The correlation between strength and hp as well as intelligence and mana are undeniable, as you can see above. There is also a moderate correlation between starting agility and armor, and relatively no correlation whatsoever between starting agility and movement speed.

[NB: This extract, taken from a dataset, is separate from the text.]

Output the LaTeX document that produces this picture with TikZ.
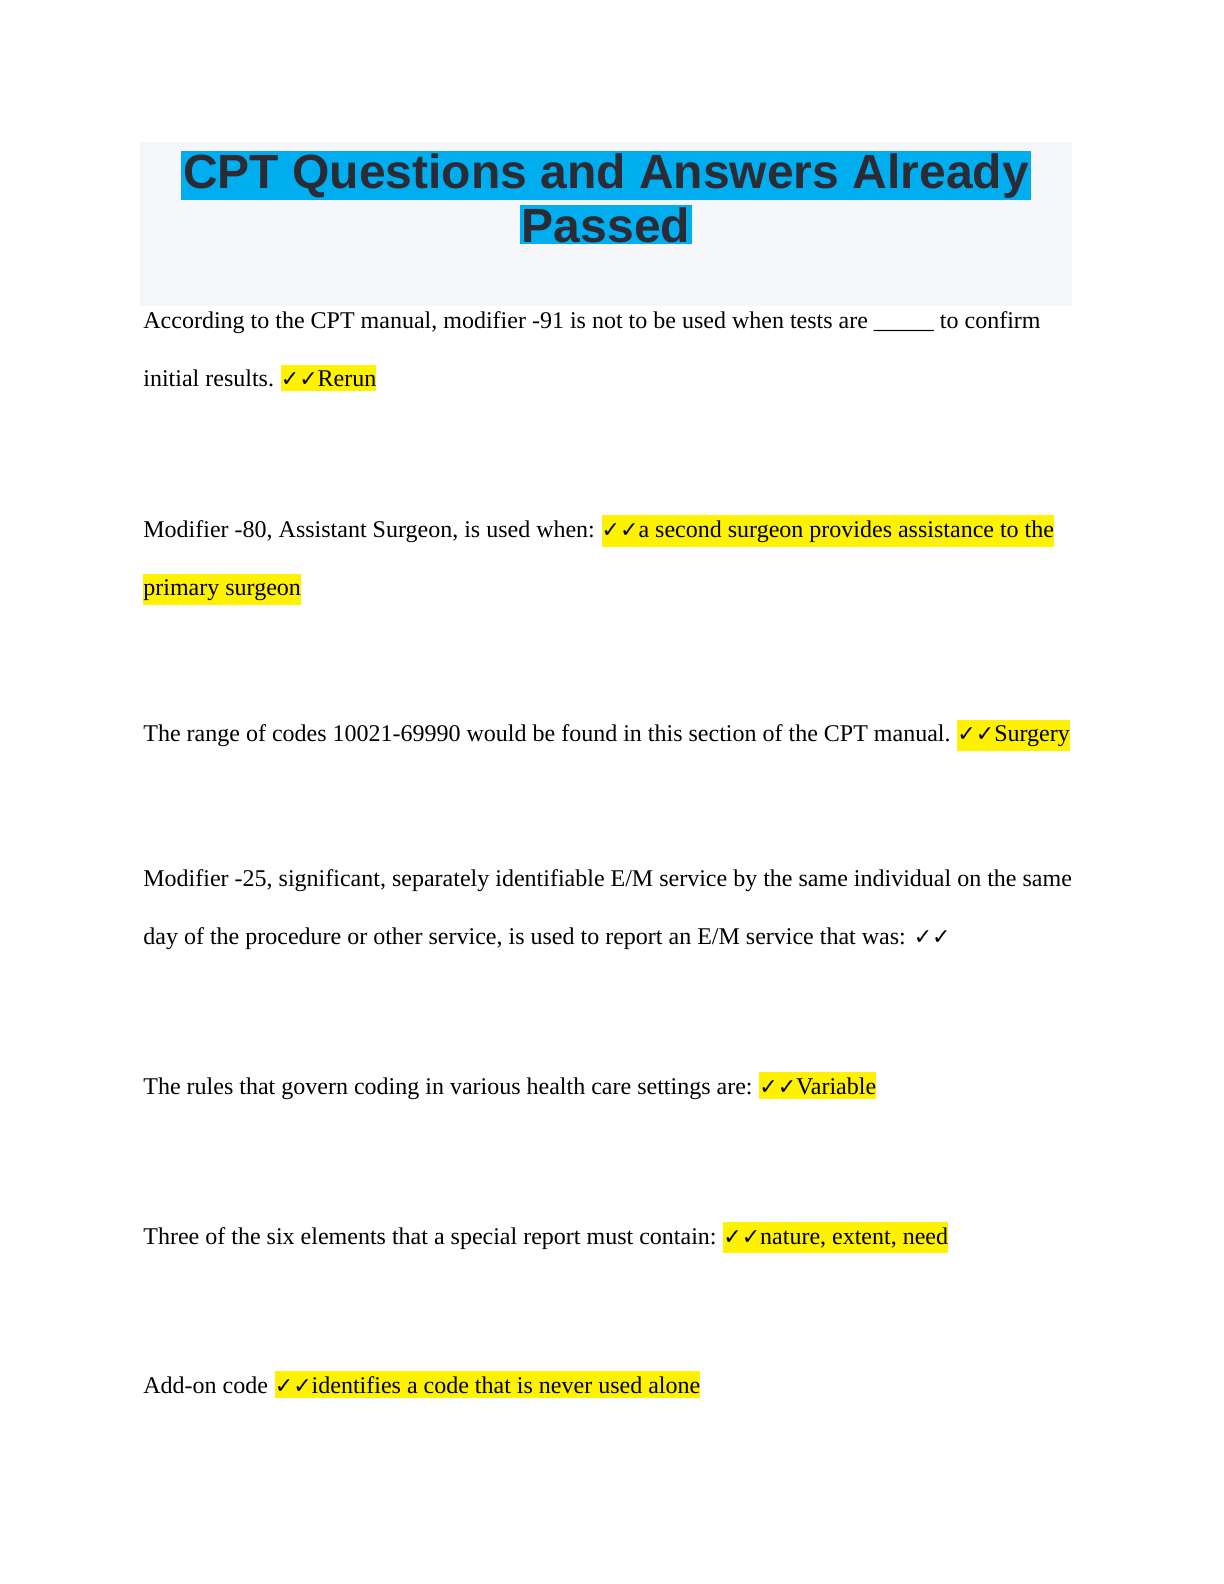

Movement and positioning are critical when playing Dota 2, so I was curious about who the fastest heroes are right out of the gate!

heroes %>%
  group_by(hero_type) %>%
  arrange(desc(hero_movement), .by_group = TRUE) %>%
  slice_head(n = 5) %>%
  ungroup() %>%
  ggplot(aes(x = reorder(hero_name, hero_movement), y = hero_movement, fill = hero_type)) +
  geom_col() +
  geom_text(aes(label = hero_movement), vjust = -0.1, size = 3) +
  facet_wrap(~hero_type, scales = "free_y") +
  
  labs(
    x = "Hero",
    y = "Movement Speed",
    title = "Top 5 Fastest Heroes by Type"
  ) +
  coord_flip() +
  theme_minimal() +
  theme(legend.position = "none")

There are fast heroes in each group, and if your playstyle is anything like mine, you will be selecting a hero with high movement speed and armor for the beginning of the game!